ROGER: — and she has her graduation. And he says, “That’s where the crowd should have been, not at the basketball game.”
MARTIN: Just catches you, that scene.
Segment V
ROGER: Martin Scorsese and I have discussed the top four titles on our lists of the best films of the 1990s, and now let’s go through our complete lists.
Number 10 on my list — Oliver Stone’s “JFK,” a dazzling stylistic recreation of the paranoia, suspicion and mystery that still surround the Kennedy assassination.
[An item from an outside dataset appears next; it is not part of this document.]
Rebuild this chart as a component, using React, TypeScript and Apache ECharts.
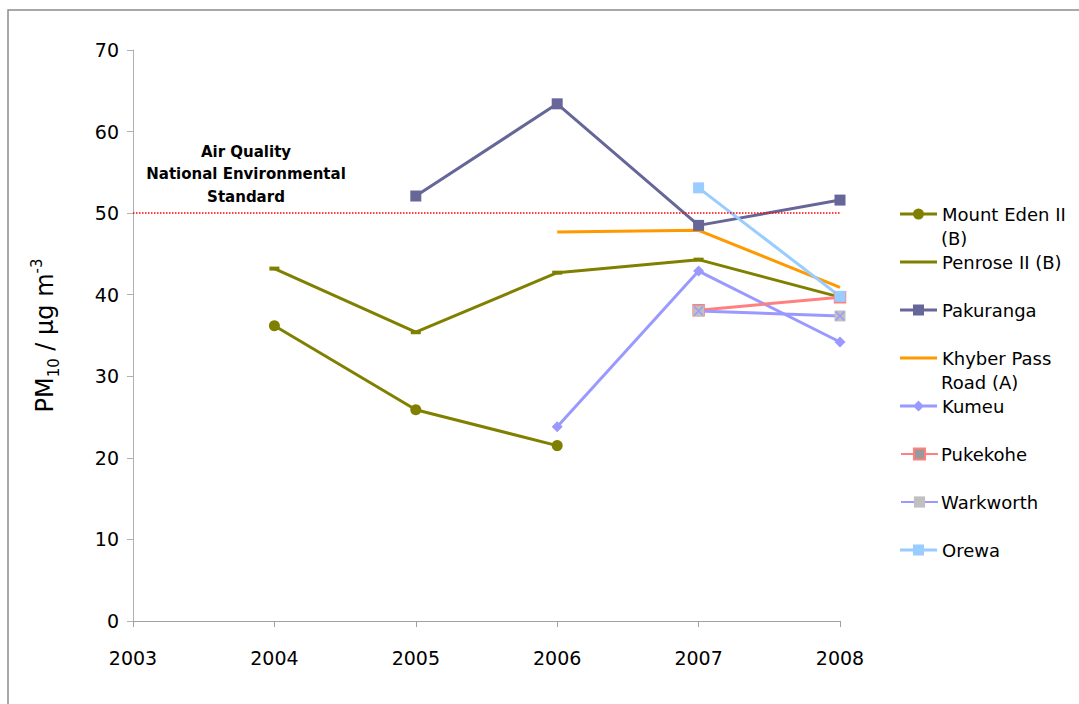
import React, { useEffect, useRef } from "react";
import * as echarts from "echarts";

const years = ["2003", "2004", "2005", "2006", "2007", "2008"];
const yTicks = [0, 10, 20, 30, 40, 50, 60, 70];
const standardValue = 50;

const mountEden = [null, 36.2, 25.9, 21.5, null, null];
const penrose = [null, 43.2, 35.4, 42.7, 44.3, 39.7];
const pakuranga = [null, null, 52.1, 63.4, 48.5, 51.6];
const khyber = [null, null, null, 47.7, 47.9, 40.9];
const kumeu = [null, null, null, 23.8, 42.9, 34.2];
const pukekohe = [null, null, null, null, 38.1, 39.7];
const warkworth = [null, null, null, null, 38.0, 37.4];
const orewa = [null, null, null, null, 53.1, 39.8];

const FONT = "DejaVu Sans";
const X_PATH =
  "path://M0,1 L1,0 L5,4 L9,0 L10,1 L6,5 L10,9 L9,10 L5,6 L1,10 L0,9 L4,5 Z";

// legend icons drawn in a 37 x 12 box
const BAR = "M0,4.5 L37,4.5 L37,7.5 L0,7.5 Z";
const ICON_LINE = "path://" + BAR;
const ICON_SQUARE = "path://" + BAR + " M13,0.5 L24,0.5 L24,11.5 L13,11.5 Z";
const ICON_CIRCLE =
  "path://" + BAR + " M24,6 A5.5,5.5 0 1,1 13,6 A5.5,5.5 0 1,1 24,6 Z";
const ICON_DIAMOND = "path://" + BAR + " M18.5,0.5 L24,6 L18.5,11.5 L13,6 Z";

export default function App() {
  const ref = useRef<HTMLDivElement>(null);
  useEffect(() => {
    const chart = echarts.init(ref.current!, null, { renderer: "svg" });
    const line = (
      name: string,
      data: (number | null)[],
      color: string,
      symbol: string,
      symbolSize: any,
      extra: any = {}
    ) => ({
      name,
      type: "line",
      data: data.map((v) => (v === null ? "-" : v)),
      symbol,
      symbolSize,
      showSymbol: symbol !== "none",
      lineStyle: { color, width: 3 },
      itemStyle: { color, ...(extra.itemStyle || {}) },
      connectNulls: false,
      z: extra.z ?? 3,
      ...(extra.rest || {}),
    });

    const legendRows: [string, string, number, string | null][] = [
      ["Mount Eden II (B)", "Mount Eden II", 214, ICON_CIRCLE],
      ["Penrose II (B)", "Penrose II (B)", 262, ICON_LINE],
      ["Pakuranga", "Pakuranga", 310, ICON_SQUARE],
      ["Khyber Pass Road (A)", "Khyber Pass", 358, ICON_LINE],
      ["Kumeu", "Kumeu", 406, ICON_DIAMOND],
      ["Pukekohe", "Pukekohe", 454, null],
      ["Warkworth", "Warkworth", 502, null],
      ["Orewa", "Orewa", 550, ICON_SQUARE],
    ];

    chart.setOption({
      animation: false,
      backgroundColor: "#ffffff",
      grid: { left: 133, right: 239, top: 50, bottom: 83 },
      xAxis: {
        type: "category",
        data: years,
        boundaryGap: false,
        axisLine: { lineStyle: { color: "#a0a0a0", width: 1 } },
        axisTick: { show: true, length: 6, inside: false, lineStyle: { color: "#a0a0a0" } },
        axisLabel: { color: "#000", fontSize: 19, fontFamily: FONT, margin: 27 },
        splitLine: { show: false },
      },
      yAxis: {
        type: "value",
        min: yTicks[0],
        max: yTicks[yTicks.length - 1],
        interval: 10,
        axisLine: { show: true, lineStyle: { color: "#b0b0b0", width: 1 } },
        axisTick: { show: true, length: 6, lineStyle: { color: "#b0b0b0" } },
        axisLabel: { color: "#000", fontSize: 19, fontFamily: FONT, margin: 14 },
        splitLine: { show: false },
        name: "{m|PM}{s|10}{m| / µg m}{p|-3}",
        nameLocation: "middle",
        nameRotate: 90,
        nameGap: 72,
        nameTextStyle: {
          rich: {
            m: { fontSize: 24, fontFamily: FONT, color: "#000", lineHeight: 32, verticalAlign: "middle" },
            s: { fontSize: 15, fontFamily: FONT, color: "#000", lineHeight: 32, verticalAlign: "bottom" },
            p: { fontSize: 15, fontFamily: FONT, color: "#000", lineHeight: 32, verticalAlign: "top" },
          },
        },
      },
      legend: legendRows.map(([name, label, y, icon]) => ({
        data: [icon ? { name, icon } : name],
        left: 900,
        top: y - 10,
        padding: 0,
        itemWidth: 37,
        itemHeight: icon ? 12 : 14,
        itemGap: 0,
        formatter: () => label,
        textStyle: {
          fontSize: 18,
          fontFamily: FONT,
          color: "#000",
          lineHeight: 20,
          padding: icon ? [0, 0, 0, 0] : [0, 0, 0, -2],
        },
      })),
      graphic: [
        {
          type: "rect",
          shape: { x: 8, y: 10, width: 1200, height: 800 },
          style: { fill: "none", stroke: "#8c8c8c", lineWidth: 1.5 },
          silent: true,
        },
        {
          type: "text",
          x: 246,
          y: 174,
          style: {
            text: "Air Quality\nNational Environmental\nStandard",
            font: `bold 15px '${FONT}'`,
            fill: "#000",
            align: "center",
            verticalAlign: "middle",
            lineHeight: 22.5,
          },
        },
        {
          type: "text",
          left: 941,
          top: 229,
          style: { text: "(B)", font: `18px '${FONT}'`, fill: "#000" },
        },
        {
          type: "text",
          left: 941,
          top: 373,
          style: { text: "Road (A)", font: `18px '${FONT}'`, fill: "#000" },
        },
      ],
      series: [
        line("Mount Eden II (B)", mountEden, "#808000", "circle", 11, {
          rest: {
            markLine: {
              silent: true,
              symbol: "none",
              label: { show: false },
              lineStyle: { color: "#ff0000", type: "dotted", width: 1.5 },
              data: [{ yAxis: standardValue }],
            },
          },
        }),
        line("Penrose II (B)", penrose, "#808000", "rect", [10, 4]),
        line("Pakuranga", pakuranga, "#666699", "rect", 11),
        line("Khyber Pass Road (A)", khyber, "#ff9900", "none", 0),
        line("Kumeu", kumeu, "#9999ff", "diamond", 11),
        line("Pukekohe", pukekohe, "#ff8080", "rect", 11, {
          itemStyle: { color: "#999999", borderColor: "#ff8080", borderWidth: 1.5 },
        }),
        line("Warkworth", warkworth, "#9999ff", "rect", 11, {
          itemStyle: { color: "#c0c0c0" },
        }),
        {
          name: "Warkworth-x",
          type: "line",
          data: warkworth.map((v) => (v === null ? "-" : v)),
          symbol: X_PATH,
          symbolSize: 10,
          lineStyle: { opacity: 0 },
          itemStyle: { color: "#9999ff" },
          z: 5,
          silent: true,
        },
        line("Orewa", orewa, "#99ccff", "rect", 11),
      ],
    });
    return () => chart.dispose();
  }, []);
  return (
    <div
      ref={ref}
      style={{ position: "fixed", left: 0, top: 0, width: 1079, height: 704, background: "#fff" }}
    />
  );
}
Number 9 — Spike Lee‘s “Malcolm X,” with Denzel Washington’s great performance as the charismatic black leader who provided an angrier and more radical alternative to the voice of Martin Luther King.
Number 8 — “Leaving Las Vegas,” with its great performances by Nicholas Cage as a suicidal alcoholic, and Elisabeth Shue as the Las Vegas call girl who gently accompanies him on his doomed final journey.
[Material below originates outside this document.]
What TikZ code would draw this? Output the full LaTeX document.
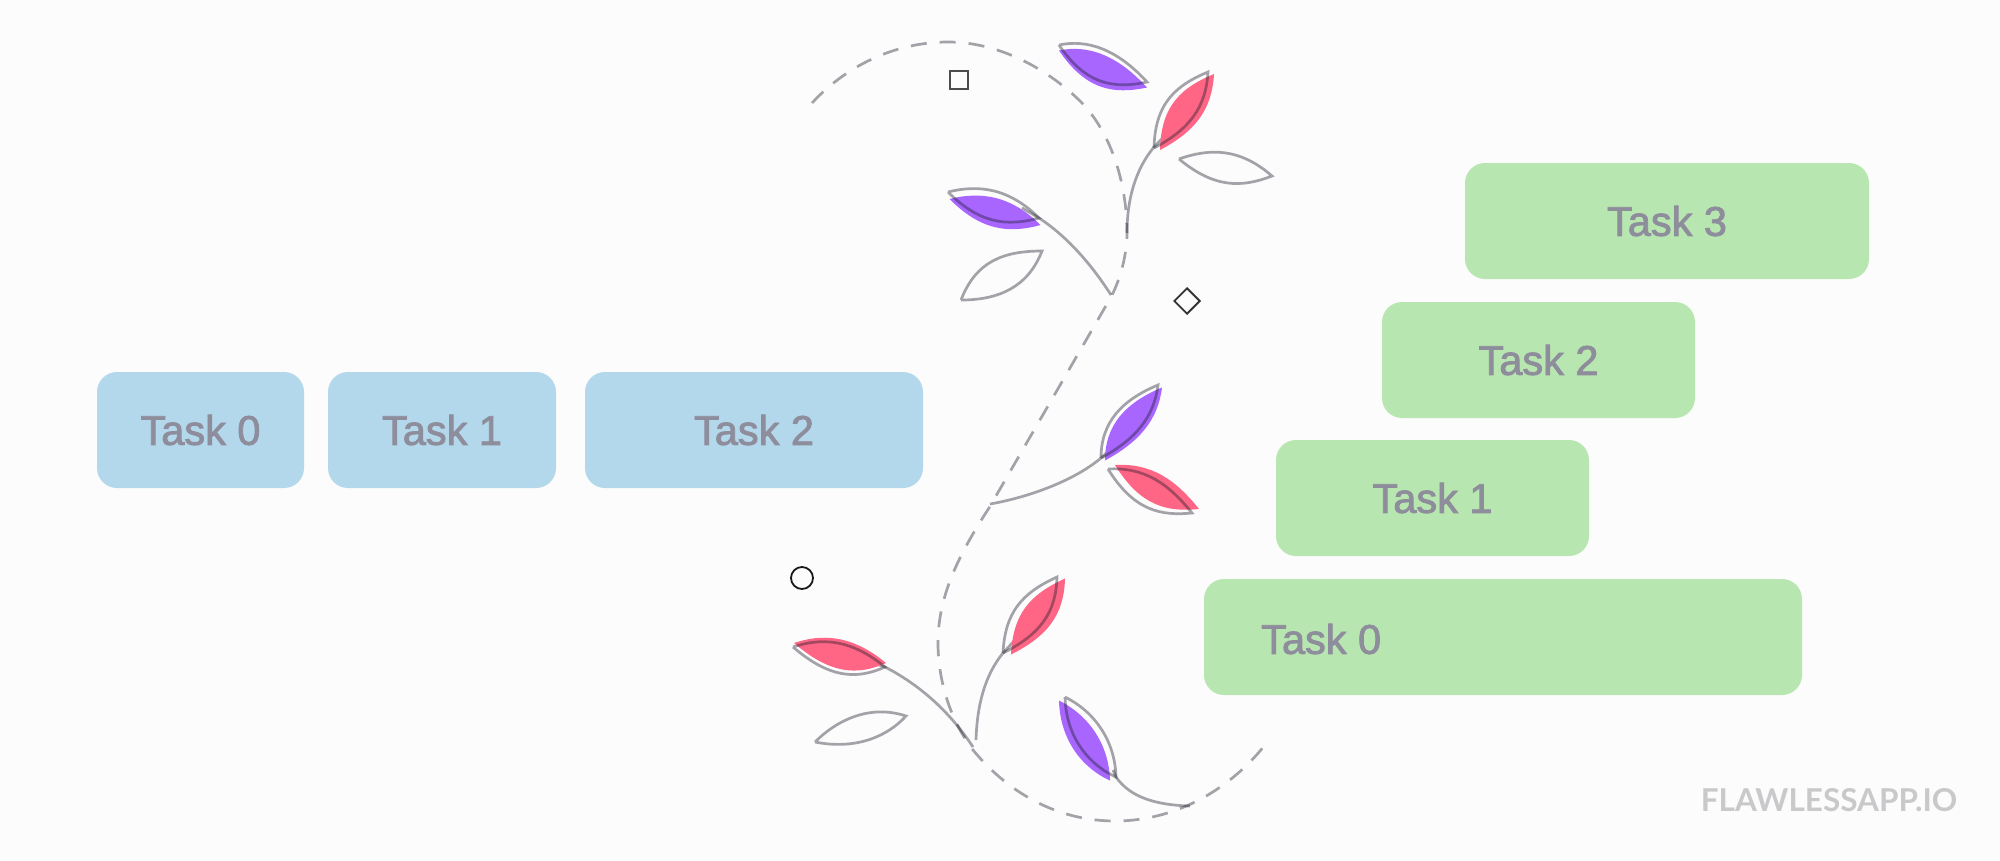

Number 7 — Lars von Trier‘s “Breaking the Waves,” with Emily Watson as a simple Scottish girl from a repressive background, and Stellan Skarsgard as the oil rig worker who makes her dizzy with love.
Number 6 — of the decade’s best films, Steven Spielberg’s “Schindler’s List,” with Liam Neeson as a daring and good-hearted man who saves the lives of 11-hundred Jews by conning the Nazis with their own cruel rules.
Number 5 — Is a trilogy: Krzysztof Kieslowski’s “Three Colors Trilogy”: “Red,” “Blue” and “White,” interlocking works that dealt with the way our lives are lived at the mercy of fate, coincidence and blind chance.
And briefly again, my Number 4 — film was “Fargo,” by Joel and Ethan Coen.
Number 3 –on my list was Martin Scorsese’s “GoodFellas.”
Number 2 — was Quentin Tarantino‘s “Pulp Fiction.”
And my choice as the best film of the 1990s was Steve James’ documentary “Hoop Dreams.”
MARTIN: Here’s my complete top ten complete list.
Number 10 — is a tie between two modern American epics. The first is Spike Lee‘s “Malcolm X,” a biography of one of our most daring political leaders, the second: Michael Mann’s “Heat,” a thrilling crime drama by one of the finest filmmakers in America, with a brilliantly cold, minimal look and great performances by Bob DeNiro and Al Pacino.
Number 9 — the Coen brothers’ “Fargo.”
Number 8 — David Cronenberg‘s “Crash.” Genuinely erotic, but also profoundly disturbing, beautifully controlled, and completely unconventional.
Number 7 — Wes Anderson‘s “Bottle Rocket.” I love the people in this film, who are genuinely innocent, more than even they know.
Number 6 — Lars von Trier‘s “Breaking the Waves,” a genuinely spiritual movie that asks what is love and what is compassion?
Number 5 — Abel Ferrara‘s “Bad Lieutenant,” starring my old friend and collaborator Harvey Keitel. He’s always taken risks as an actor, and in the ’90s, in this film in particular, he really reached his prime.
Number 4 — Stanley Kubrick‘s “Eyes Wide Shut.”
Number 3 — Wu Nien-jen’s “A Borrowed Life.”
Number 2–“The Thin Red Line,” by Terrence Malick.
And my Number 1 film of the decade — even though it was made in the late ’80s — Tian Zhuangzhuang’s “Horse Thief.”
ROGER: So, good video-rental ideas. And thanks for being here in the balcony, Marty. We’ve known each other a long time, and it was really an honor for me to invite you to share in this program.
MARTIN: Thank you. It was an honor for me, too, Roger.